[Stored data entries]

· · · · ·

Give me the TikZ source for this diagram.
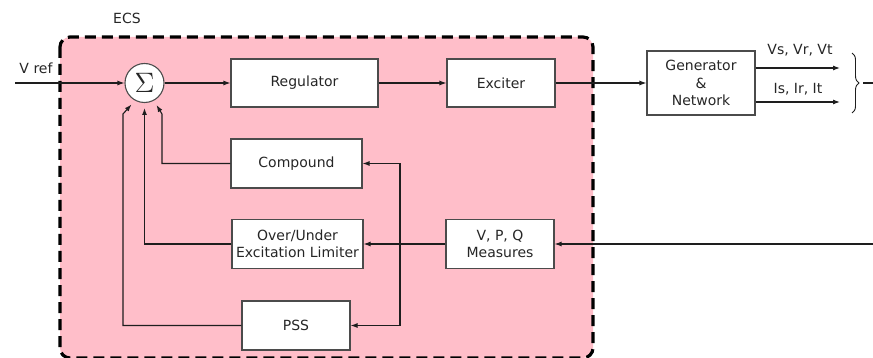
\documentclass[tikz,border=0pt]{standalone}
\usepackage{fontspec}
\setmainfont{DejaVu Sans}
\usetikzlibrary{arrows.meta,decorations.pathreplacing}
\definecolor{ecspink}{RGB}{255,190,201}
\definecolor{boxline}{RGB}{75,75,75}
\definecolor{wire}{RGB}{30,30,30}
\begin{document}
\begin{tikzpicture}[x=1pt,y=-1pt,
  font=\fontsize{14}{17.5}\selectfont,
  blk/.style={draw=boxline,line width=1.1pt,fill=white,inner sep=0pt,
    align=center,text=black!85},
  conn/.style={line width=1.1pt,draw=wire,-{Latex[length=7pt,width=5pt]}},
  wireline/.style={line width=1.1pt,draw=wire},
  ecsbox/.style={draw=black,fill=ecspink,line width=3.2pt,
    dash pattern=on 11pt off 6pt,rounded corners=10pt},
  lbl/.style={text=black!85,inner sep=0pt}]
\useasboundingbox (0,0) rectangle (873,358);

% excitation control system enclosure
\path[ecsbox] (60,37) rectangle (593,358);
\node[lbl] (ecs) at (127,18) {ECS};

% forward path
\node[blk,circle,minimum size=39pt] (sum) at (144.5,83)
  {\scalebox{1.95}{$\Sigma$}};
\node[blk,minimum width=147pt,minimum height=48pt] (reg) at (304.5,83) {Regulator};
\node[blk,minimum width=108pt,minimum height=48pt] (exc) at (501,83) {Exciter};
\node[blk,minimum width=108pt,minimum height=64pt] (gen) at (701,83)
  {Generator\\\&\\Network};

% feedback blocks
\node[blk,minimum width=131pt,minimum height=49pt] (comp) at (296.5,163.5) {Compound};
\node[blk,minimum width=131pt,minimum height=49pt] (oel) at (297.5,244)
  {Over/Under\\Excitation Limiter};
\node[blk,minimum width=108pt,minimum height=49pt] (pss) at (296,325.5) {PSS};
\node[blk,minimum width=108pt,minimum height=49pt] (meas) at (500,244)
  {V, P, Q\\Measures};

% reference input
\coordinate (vin) at (15,83);
\node[lbl] (vref) at (36,68) {V ref};
\draw[conn] (vin) -- (sum.west);
\draw[conn] (sum.east) -- (reg.west);
\draw[conn] (reg.east) -- (exc.west);
\draw[conn] (exc.east) -- (gen.west);

% generator outputs
\coordinate (vout) at (840,68);
\coordinate (iout) at (840,102);
\draw[conn] (gen.east |- vout) -- (vout);
\draw[conn] (gen.east |- iout) -- (iout);
\node[lbl] (vlab) at (800,50) {Vs, Vr, Vt};
\node[lbl] (ilab) at (798,89) {Is, Ir, It};
\coordinate (braceTop) at (852,53);
\coordinate (braceBot) at (852,113);
\draw[wireline,line width=0.9pt,decorate,decoration={brace,amplitude=7pt}]
  (braceTop) -- (braceBot);
\coordinate (dashA) at (863,83);
\coordinate (dashB) at (873,83);
\draw[wireline] (dashA) -- (dashB);

% measured quantities
\coordinate (measin) at (873,244);
\draw[conn] (measin) -- (meas.east);
\draw[conn] (meas.west) -- (oel.east);
\coordinate (split) at (400,244);
\draw[conn] (split) |- (comp.east);
\draw[conn] (split) |- (pss.east);

% feedback into the summing junction
\coordinate (bendC) at (162,114);
\coordinate (tipC) at (156.5,105);
\draw[conn] (comp.west) -| (bendC) -- (tipC);
\coordinate (tipO) at (144.5,108);
\draw[conn] (oel.west) -| (tipO);
\coordinate (bendP) at (123,114);
\coordinate (tipP) at (131.5,104.5);
\draw[conn] (pss.west) -| (bendP) -- (tipP);
\end{tikzpicture}
\end{document}
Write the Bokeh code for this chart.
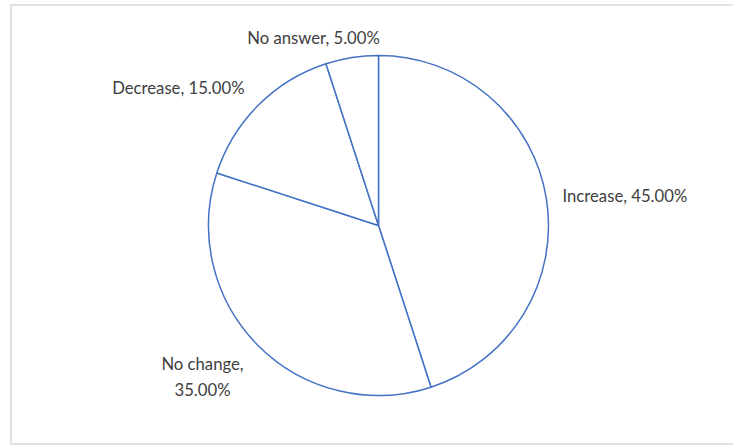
import math
from bokeh.plotting import figure
from bokeh.models import Range1d, ColumnDataSource
from bokeh.core.properties import value
from bokeh.embed import file_html
from bokeh.resources import INLINE

# data
categories = ["Increase", "No change", "Decrease", "No answer"]
shares = [45.0, 35.0, 15.0, 5.0]

# layout (pixel positions of label anchors, from top-left)
label_x = [562, 202, 244, 313]
label_y = [195, 376, 87, 37]
label_align = ["left", "center", "right", "center"]

W, H = 733, 445
CX, CY, R = 378, H - 225, 170

p = figure(width=W, height=H, output_backend="svg", toolbar_location=None,
           x_range=Range1d(0, W), y_range=Range1d(0, H), min_border=0)
p.axis.visible = False
p.grid.visible = False
p.outline_line_color = None
p.background_fill_color = "white"
p.border_fill_color = "white"

# chart border
p.quad(left=[10.5], right=[W + 20], top=[H - 4.5], bottom=[H - 443.5],
       fill_color=None, line_color="#D9D9D9", line_width=1.5)

total = sum(shares)
starts, ends = [], []
acc = 0.0
for s in shares:
    a0 = math.pi / 2 - 2 * math.pi * acc / total
    acc += s
    a1 = math.pi / 2 - 2 * math.pi * acc / total
    starts.append(a0)
    ends.append(a1)

src = ColumnDataSource(dict(start=starts, end=ends, cat=categories))
p.wedge(x=CX, y=CY, radius=R, start_angle="start", end_angle="end",
        direction="clock", source=src, fill_color="white",
        line_color="#4472C4", line_width=1.5)

for i, (c, s) in enumerate(zip(categories, shares)):
    txt = f"{c}, {s:.2f}%"
    if c == "No change":
        txt = f"{c},\n{s:.2f}%"
    p.text(x=[label_x[i]], y=[H - label_y[i]], text=[txt],
           text_font=value("Lato"), text_font_size="16.7px",
           text_color="#404040", text_align=label_align[i],
           text_baseline="middle", text_line_height=1.3)

open("out.html", "w").write(file_html(p, INLINE))
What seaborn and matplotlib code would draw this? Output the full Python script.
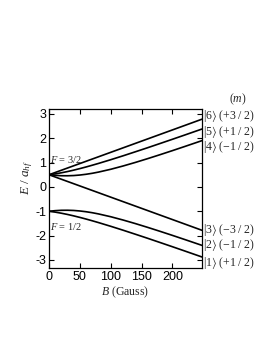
import numpy as np
import pandas as pd
import matplotlib
matplotlib.use("Agg")
import matplotlib.pyplot as plt
import seaborn as sns

# Field values (Gauss) and energies E/a_hf
B = [0, 10, 20, 30, 40, 50, 60, 70, 80, 100, 120, 140, 160, 180, 200, 220, 248]
E6 = [0.5, 0.592, 0.684, 0.776, 0.868, 0.960, 1.052, 1.144, 1.236, 1.420, 1.604, 1.788, 1.972, 2.156, 2.340, 2.524, 2.782]
E5 = [0.5, 0.535, 0.580, 0.631, 0.689, 0.752, 0.819, 0.890, 0.963, 1.117, 1.277, 1.443, 1.611, 1.783, 1.956, 2.131, 2.378]
E4 = [0.5, 0.475, 0.460, 0.458, 0.467, 0.488, 0.519, 0.559, 0.608, 0.724, 0.859, 1.006, 1.162, 1.324, 1.490, 1.660, 1.901]
E3 = [0.5, 0.408, 0.316, 0.224, 0.132, 0.040, -0.052, -0.144, -0.236, -0.420, -0.604, -0.788, -0.972, -1.156, -1.340, -1.524, -1.782]
E2 = [-1.0, -0.975, -0.960, -0.958, -0.967, -0.988, -1.019, -1.059, -1.108, -1.224, -1.359, -1.506, -1.662, -1.824, -1.990, -2.160, -2.401]
E1 = [-1.0, -1.035, -1.080, -1.131, -1.189, -1.252, -1.319, -1.390, -1.463, -1.617, -1.777, -1.943, -2.111, -2.283, -2.456, -2.631, -2.878]

state_names = ["6", "5", "4", "3", "2", "1"]
m_labels = ["(+3\u2009/\u20092)", "(+1\u2009/\u20092)", "(\u22121\u2009/\u20092)",
            "(\u22123\u2009/\u20092)", "(\u22121\u2009/\u20092)", "(+1\u2009/\u20092)"]
label_y = [2.92, 2.27, 1.65, -1.77, -2.39, -3.12]
x_ticks = [0, 50, 100, 150, 200]
y_ticks = [-3, -2, -1, 0, 1, 2, 3]

series = [E6, E5, E4, E3, E2, E1]
df = pd.concat(
    [pd.DataFrame({"B": B, "E": s, "state": n}) for s, n in zip(series, state_names)],
    ignore_index=True,
)

sns.set_style("ticks")
plt.rcParams["font.family"] = ["Liberation Sans", "DejaVu Sans"]
plt.rcParams["mathtext.fontset"] = "custom"
plt.rcParams["mathtext.rm"] = "Liberation Serif"
plt.rcParams["mathtext.it"] = "Liberation Serif:italic"
plt.rcParams["mathtext.fallback"] = "stix"
plt.rcParams["axes.unicode_minus"] = False

fig = plt.figure(figsize=(2.61, 3.38), dpi=100)
ax = fig.add_axes([49 / 261, 1 - 268 / 338, 153 / 261, 159 / 338])

sns.lineplot(data=df, x="B", y="E", hue="state", palette=["black"] * 6,
             legend=False, linewidth=1.2, ax=ax, sort=False)

ax.set_xlim(0, 248)
ax.set_ylim(-3.33, 3.2)
ax.set_xticks(x_ticks)
ax.set_yticks(y_ticks)
ax.tick_params(direction="in", top=True, right=True, length=3.5, width=0.8,
               labelsize=9, pad=2, colors="black")
for sp in ax.spines.values():
    sp.set_linewidth(0.9)
    sp.set_color("black")

serif = ["Liberation Serif", "DejaVu Serif"]
ax.set_xlabel(r"$B$ (Gauss)", fontsize=8.5, family=serif, labelpad=1)
ax.set_ylabel(r"$E\ /\ a_{hf}$", fontsize=9.5, family=serif)
ax.yaxis.set_label_coords(-0.09, 0.57)

ax.text(2, 1.12, r"$F$ = 3/2", fontsize=7.5, family=serif, va="center", ha="left")
ax.text(2, -1.64, r"$F$ = 1/2", fontsize=7.5, family=serif, va="center", ha="left")

for n, m, yv in zip(state_names, m_labels, label_y):
    ax.text(1.005, yv, r"$|%s\rangle$ %s" % (n, m), fontsize=8.5, family=serif,
            va="center", ha="left", transform=ax.get_yaxis_transform(), clip_on=False)
ax.text(1.235, 3.58, r"($m$)", fontsize=8.5, family=serif, va="center", ha="center",
        transform=ax.get_yaxis_transform(), clip_on=False)

fig.savefig("out.png", dpi=100)
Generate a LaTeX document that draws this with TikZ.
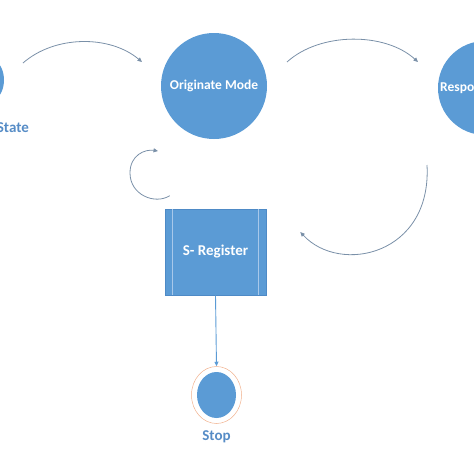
\documentclass[tikz,border=0pt]{standalone}
\usepackage{fontspec}
\setmainfont{Carlito}
\usetikzlibrary{arrows.meta,positioning,calc,shapes.geometric}
\definecolor{stateblue}{RGB}{91,155,213}
\definecolor{edgeblue}{RGB}{78,138,198}
\definecolor{stripe}{RGB}{168,200,234}
\definecolor{labelblue}{RGB}{86,140,198}
\definecolor{flowgray}{RGB}{122,144,168}
\definecolor{ringorange}{RGB}{240,176,140}

\begin{document}
\begin{tikzpicture}[x=1pt,y=-1pt,>={Triangle[length=4.5pt,width=4pt]},
  state/.style={circle,fill=stateblue,inner sep=0pt,text=white,
    font=\bfseries\fontsize{13.5}{16}\selectfont},
  lbl/.style={text=labelblue,font=\bfseries\fontsize{15}{18}\selectfont,inner sep=0pt},
  flow/.style={->,draw=flowgray,line width=0.8pt}]
  \useasboundingbox (0,0) rectangle (474,474);
  \clip (0,0) rectangle (474,474);
  % states
  \node[state,minimum size=60pt] (init) at (-26,80) {};
  \node[lbl,anchor=east] (initlbl) at (29,127) {Initial State};
  \node[state,minimum size=106pt] (orig) at (214,86) {Originate Mode};
  \node[state,minimum size=94pt] (resp) at (485,88) {Response Mode};
  \node[fill=stateblue,draw=edgeblue,line width=0.6pt,minimum width=101pt,
    minimum height=86pt,text=white,font=\bfseries\fontsize{15}{18}\selectfont]
    (reg) at (215.5,252) {S- Register};
  \draw[stripe,line width=0.6pt] ($(reg.north west)+(8,0)$) -- ($(reg.south west)+(8,0)$);
  \draw[stripe,line width=0.6pt] ($(reg.north east)+(-8,0)$) -- ($(reg.south east)+(-8,0)$);
  \node[ellipse,draw=ringorange,line width=0.5pt,minimum width=50pt,minimum height=57pt,
    inner sep=0pt] (stopring) at (216.5,395) {};
  \node[ellipse,fill=stateblue,minimum width=39pt,minimum height=46pt,inner sep=0pt]
    (stop) at (stopring) {};
  \node[lbl,below=7pt of stopring] (stoplbl) {Stop};
  % transitions
  \coordinate (a1s) at ($(init)+(49,-17)$);
  \coordinate (a1e) at ($(orig)+(-72,-24)$);
  \draw[flow] (a1s) .. controls (55,35) and (110,35) .. (a1e);
  \coordinate (a2s) at ($(orig)+(73,-24)$);
  \coordinate (a2e) at ($(resp)+(-67,-26)$);
  \draw[flow] (a2s) .. controls (320,32) and (385,32) .. (a2e);
  \coordinate (ls) at ($(reg.north west)+(5,-13)$);
  \coordinate (le) at ($(orig)+(-56,65)$);
  \draw[flow] (ls) .. controls (155,205) and (130,195) .. (130,173)
    .. controls (130,155) and (145,149) .. (le);
  \coordinate (bs) at ($(resp)+(-58,77)$);
  \coordinate (be) at ($(reg.east)+(34,-20)$);
  \draw[flow] (bs) .. controls (432,255) and (340,275) .. (be);
  \draw[->,draw=stateblue,line width=0.9pt] (reg.south) -- (stopring.north);
\end{tikzpicture}
\end{document}
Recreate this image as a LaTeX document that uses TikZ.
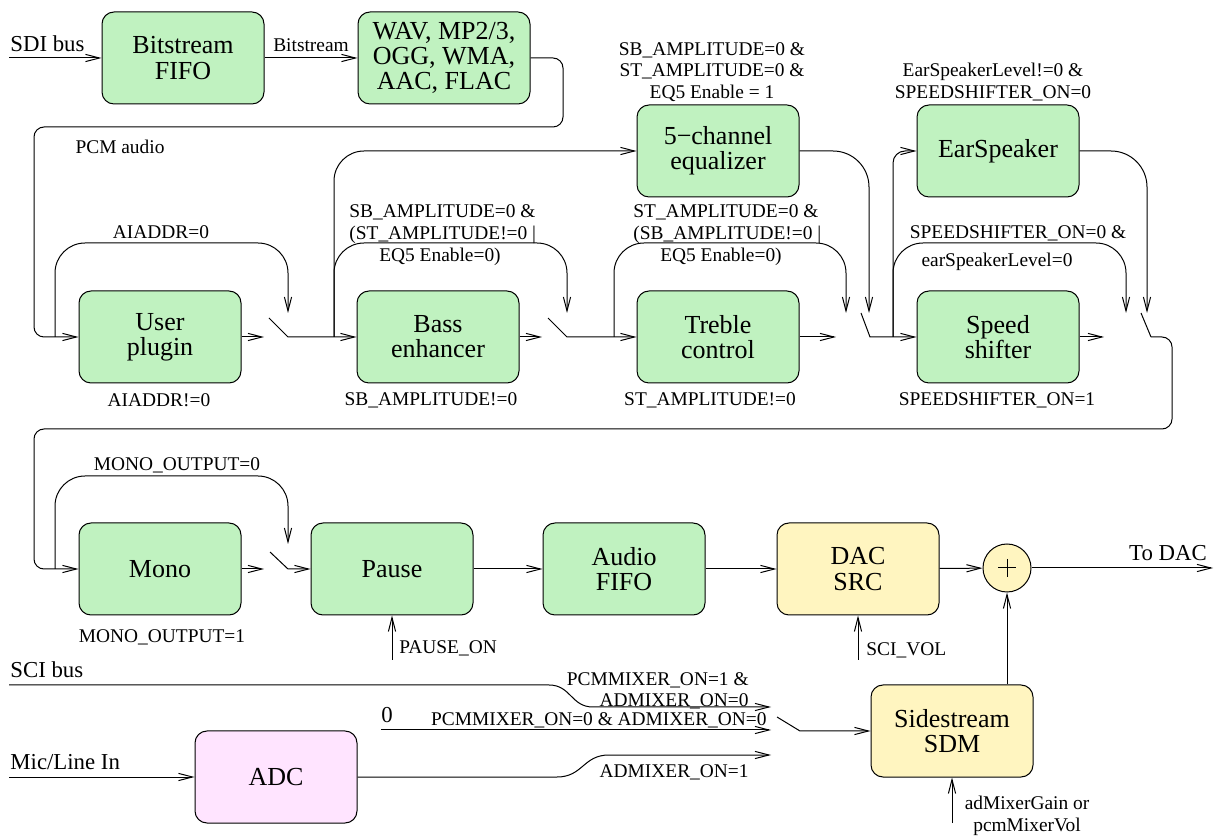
\documentclass[tikz,border=0pt]{standalone}
\usepackage{fontspec}
\setmainfont{Liberation Serif}
\usetikzlibrary{arrows.meta}

\definecolor{blkgreen}{RGB}{192,242,192}
\definecolor{blkyellow}{RGB}{255,245,192}
\definecolor{blkpink}{RGB}{255,228,255}

\newcommand{\blkfont}{\fontsize{13}{12.6}\selectfont}
\newcommand{\lblfont}{\fontsize{9.7}{10.8}\selectfont}
\newcommand{\iofont}{\fontsize{11.4}{12}\selectfont}

\tikzset{
  blk/.style={draw, line width=0.5pt, rounded corners=6pt, fill=blkgreen,
    minimum width=81pt, minimum height=46pt, inner sep=2pt, align=center, font=\blkfont},
  lbl/.style={font=\lblfont, inner sep=1pt},
  iolbl/.style={font=\iofont, inner sep=1pt},
  wire/.style={line width=0.5pt},
  sig/.style={wire, -{Straight Barb[length=7pt,width=3.6pt]}},
}

\begin{document}
\begin{tikzpicture}[x=0.5pt, y=-0.5pt]
  \useasboundingbox (0,0) rectangle (1215,838);

  % Bitstream input and decoder
  \node[iolbl, anchor=west] (sdi) at (8,44) {SDI bus};
  \coordinate (sdiin) at (9,58);
  \node[blk] (fifo) at (183,58) {Bitstream\\FIFO};
  \node[blk, minimum width=86pt] (codec) at (444,58) {WAV, MP2/3,\\OGG, WMA,\\AAC, FLAC};

  % Processing blocks
  \node[blk] (user) at (160,337) {User\\plugin};
  \node[blk] (bass) at (438,337) {Bass\\enhancer};
  \node[blk] (treble) at (718,337) {Treble\\control};
  \node[blk] (speed) at (998,337) {Speed\\shifter};
  \node[blk] (eq) at (718,151) {5−channel\\equalizer};
  \node[blk] (ear) at (998,151) {EarSpeaker};

  % Output blocks
  \node[blk] (mono) at (160,569) {Mono};
  \node[blk] (pause) at (392,569) {Pause};
  \node[blk] (afifo) at (624,569) {Audio\\FIFO};
  \node[blk, fill=blkyellow] (dac) at (858,569) {DAC\\SRC};
  \node[draw, circle, line width=0.5pt, fill=blkyellow, minimum size=24pt, inner sep=0pt] (sum) at (1007,568) {};
  \draw[wire] (sum.center) ++(-9,0) -- ++(18,0) (sum.center) ++(0,-9) -- ++(0,18);
  \node[iolbl] (todac) at (1168,553) {To DAC};
  \coordinate (dacout) at (1213,568);

  % Sidestream blocks
  \node[iolbl, anchor=west] (sci) at (8,670) {SCI bus};
  \node[iolbl, anchor=west] (mic) at (8,762) {Mic/Line In};
  \node[iolbl] (zero) at (387,715) {0};
  \node[blk, fill=blkpink] (adc) at (276,777) {ADC};
  \node[blk, fill=blkyellow] (sdm) at (952,731) {Sidestream\\SDM};

  % Decoder path
  \draw[sig] (sdiin) -- (fifo);
  \draw[sig] (fifo) -- node[lbl, above=2pt] {Bitstream} (codec);
  \coordinate (pcmtop) at (563,127);
  \coordinate (pcmleft) at (34,337);
  \draw[sig, rounded corners=5pt] (codec.east) -| (pcmtop) -| (pcmleft) -- (user);
  \node[lbl] (pcm) at (120,147) {PCM audio};

  % Switch after user plugin
  \coordinate (sw1in) at (264,337);
  \coordinate (sw1t) at (269,318);
  \coordinate (sw1) at (288,337);
  \coordinate (bp1s) at (55,337);
  \coordinate (bp1top) at (288,243);
  \coordinate (bp1e) at (288,313);
  \draw[sig] (user) -- (sw1in);
  \draw[sig] (sw1t) -- (sw1) -- (bass);
  \draw[sig, rounded corners=15pt] (bp1s) |- (bp1top) -- (bp1e);
  \node[lbl] at (161,232) {AIADDR=0};
  \node[lbl] at (159,400) {AIADDR!=0};

  % Switch after bass enhancer
  \coordinate (sw2in) at (542,337);
  \coordinate (sw2t) at (548,318);
  \coordinate (sw2) at (567,337);
  \coordinate (bp2s) at (334,337);
  \coordinate (bp2top) at (567,243);
  \coordinate (bp2e) at (567,313);
  \draw[sig] (bass) -- (sw2in);
  \draw[sig] (sw2t) -- (sw2) -- (treble);
  \draw[sig, rounded corners=15pt] (bp2s) |- (bp2top) -- (bp2e);
  \draw[sig, rounded corners=15pt] (bp2s) |- (eq);
  \node[lbl, anchor=west, align=left] at (347,224) {SB\_AMPLITUDE=0 \&\\(ST\_AMPLITUDE!=0 |};
  \node[lbl] at (440,257) {EQ5 Enable=0)};
  \node[lbl] at (431,400) {SB\_AMPLITUDE!=0};

  % Switch after treble control
  \coordinate (sw3in) at (836,337);
  \coordinate (sw3t) at (861,313);
  \coordinate (sw3) at (870,337);
  \coordinate (bp3s) at (614,337);
  \coordinate (bp3top) at (846,243);
  \coordinate (bp3e) at (846,313);
  \coordinate (eqe) at (869,313);
  \draw[sig] (treble) -- (sw3in);
  \draw[sig] (sw3t) -- (sw3) -- (speed);
  \draw[sig, rounded corners=15pt] (bp3s) |- (bp3top) -- (bp3e);
  \draw[sig, rounded corners=18pt] (eq) -| (eqe);
  \node[lbl, anchor=west, align=left] at (631,224) {ST\_AMPLITUDE=0 \&\\(SB\_AMPLITUDE!=0 |};
  \node[lbl] at (721,257) {EQ5 Enable=0)};
  \node[lbl] at (710,400) {ST\_AMPLITUDE!=0};
  \node[lbl, align=center] at (712,72) {SB\_AMPLITUDE=0 \&\\ST\_AMPLITUDE=0 \&\\EQ5 Enable = 1};

  % Switch after speed shifter
  \coordinate (sw4in) at (1104,337);
  \coordinate (sw4t) at (1141,313);
  \coordinate (sw4) at (1151,337);
  \coordinate (bp4s) at (893,337);
  \coordinate (bp4top) at (1126,243);
  \coordinate (bp4e) at (1126,313);
  \coordinate (eare) at (1147,313);
  \draw[sig] (speed) -- (sw4in);
  \draw[wire] (sw4t) -- (sw4);
  \draw[sig, rounded corners=15pt] (bp4s) |- (bp4top) -- (bp4e);
  \draw[sig, rounded corners=6pt] (bp4s) |- (ear);
  \draw[sig, rounded corners=18pt] (ear) -| (eare);
  \node[lbl] at (1018,233) {SPEEDSHIFTER\_ON=0 \&};
  \node[lbl] at (997,262) {earSpeakerLevel=0};
  \node[lbl] at (997,400) {SPEEDSHIFTER\_ON=1};
  \node[lbl, align=center] at (993,82) {EarSpeakerLevel!=0 \&\\SPEEDSHIFTER\_ON=0};

  % Back to the output chain
  \coordinate (retr) at (1172,429);
  \coordinate (retl) at (34,569);
  \draw[sig, rounded corners=5pt] (sw4) -| (retr) -| (retl) -- (mono);

  % Switch after mono
  \coordinate (sw5in) at (264,569);
  \coordinate (sw5t) at (270,552);
  \coordinate (sw5) at (288,569);
  \coordinate (bp5s) at (55,569);
  \coordinate (bp5top) at (288,476);
  \coordinate (bp5e) at (288,544);
  \draw[sig] (mono) -- (sw5in);
  \draw[sig] (sw5t) -- (sw5) -- (pause);
  \draw[sig, rounded corners=15pt] (bp5s) |- (bp5top) -- (bp5e);
  \node[lbl] at (177,465) {MONO\_OUTPUT=0};
  \node[lbl] at (162,637) {MONO\_OUTPUT=1};

  % Output chain
  \coordinate (pausein) at (392,660);
  \coordinate (volin) at (858,660);
  \draw[sig] (pause) -- (afifo);
  \draw[sig] (afifo) -- (dac);
  \draw[sig] (dac) -- (sum);
  \draw[sig] (sum) -- (dacout);
  \draw[sig] (pausein) -- (pause);
  \draw[sig] (volin) -- (dac);
  \node[lbl, anchor=west] at (397,648) {PAUSE\_ON};
  \node[lbl, anchor=west] at (864,650) {SCI\_VOL};

  % Sidestream mixer inputs
  \coordinate (sciin) at (9,685);
  \coordinate (scie) at (771,707);
  \coordinate (zeroin) at (381,730);
  \coordinate (zeroe) at (771,730);
  \coordinate (micin) at (9,777);
  \coordinate (adce) at (771,755);
  \draw[sig] (sciin) -- (549,685) .. controls (571,685) and (571,707) .. (593,707) -- (scie);
  \draw[sig] (zeroin) -- (zeroe);
  \draw[sig] (micin) -- (adc);
  \draw[sig] (adc) -- (557,777) .. controls (583,777) and (583,755) .. (609,755) -- (adce);
  \node[lbl, anchor=east, align=right] at (751,691) {PCMMIXER\_ON=1 \&\\ADMIXER\_ON=0};
  \node[lbl, anchor=east] at (769,720) {PCMMIXER\_ON=0 \& ADMIXER\_ON=0};
  \node[lbl, anchor=east] at (751,772) {ADMIXER\_ON=1};

  % Sidestream switch and mixer
  \coordinate (sw6t) at (777,717);
  \coordinate (sw6) at (800,731);
  \coordinate (gainin) at (952,823);
  \draw[sig] (sw6t) -- (sw6) -- (sdm);
  \draw[sig] (sum |- sdm.north) -- (sum);
  \draw[sig] (gainin) -- (sdm);
  \node[lbl, align=center] at (1027,816) {adMixerGain or\\pcmMixerVol};

\end{tikzpicture}
\end{document}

· · · · ·

Everything from the line with "Recreate this image" down to the line with "(0,0) rectangle (1215,838);" in the data above should be copied exactly, with both end lines kept and the pictures left out.

Recreate this image as a LaTeX document that uses TikZ.
\documentclass[tikz,border=0pt]{standalone}
\usepackage{fontspec}
\setmainfont{Liberation Serif}
\usetikzlibrary{arrows.meta}

\definecolor{blkgreen}{RGB}{192,242,192}
\definecolor{blkyellow}{RGB}{255,245,192}
\definecolor{blkpink}{RGB}{255,228,255}

\newcommand{\blkfont}{\fontsize{13}{12.6}\selectfont}
\newcommand{\lblfont}{\fontsize{9.7}{10.8}\selectfont}
\newcommand{\iofont}{\fontsize{11.4}{12}\selectfont}

\tikzset{
  blk/.style={draw, line width=0.5pt, rounded corners=6pt, fill=blkgreen,
    minimum width=81pt, minimum height=46pt, inner sep=2pt, align=center, font=\blkfont},
  lbl/.style={font=\lblfont, inner sep=1pt},
  iolbl/.style={font=\iofont, inner sep=1pt},
  wire/.style={line width=0.5pt},
  sig/.style={wire, -{Straight Barb[length=7pt,width=3.6pt]}},
}

\begin{document}
\begin{tikzpicture}[x=0.5pt, y=-0.5pt]
  \useasboundingbox (0,0) rectangle (1215,838);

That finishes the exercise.